According to another aspect of the present disclosure, there is provided an application apparatus for a neural network model, comprising: a storage module configured to store the neural network model generated based on the method described above; a receiving module configured to receive a dataset corresponding to a requirement of a task executable by the stored neural network model; and a processing module configured to perform operations on the dataset in each layer of the stored neural network model from top to bottom, and output a result.

According to another aspect of the present disclosure, there is provided a non-transitory computer-readable storage medium storing instructions which, when executed by a computer, cause the computer to perform the method of generating the neural network model described above.

Other features of the present disclosure will become apparent from the following description of the exemplary embodiments with reference to the attached drawings.

BRIEF DESCRIPTION OF THE DRAWINGS

The drawings, which are incorporated in and constitute part of the description, illustrate exemplary embodiments of the present disclosure and serve to explain, together with the descriptions on the exemplary embodiments, the principles of the present disclosure.

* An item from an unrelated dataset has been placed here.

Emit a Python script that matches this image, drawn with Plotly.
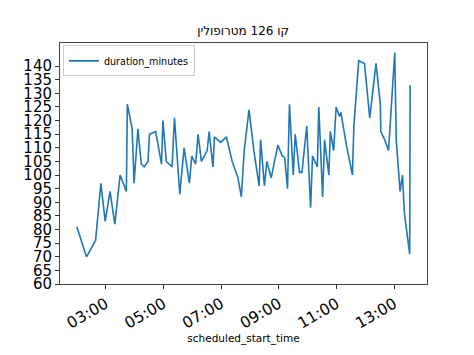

FIG. 1 shows a block diagram of a hardware configuration according to an exemplary embodiment of the present disclosure.

FIGS. 2A to 9B show processing methods of a neural network model according to the first exemplary embodiment of the present disclosure.

FIG. 10 shows three ways of compressing multi-resolution feature maps into single-resolution feature maps and enhancing the single-resolution feature maps into the multi-resolution feature maps according to the present disclosure.

FIG. 11A shows a classical U-Net network structure.

FIG. 11B shows a comparison of trends of changes over time of memories occupied by the skip connections in the U-Net network between the present disclosure and the prior art.

FIG. 12 shows a schematic diagram of a training system according to the second exemplary embodiment of the present disclosure.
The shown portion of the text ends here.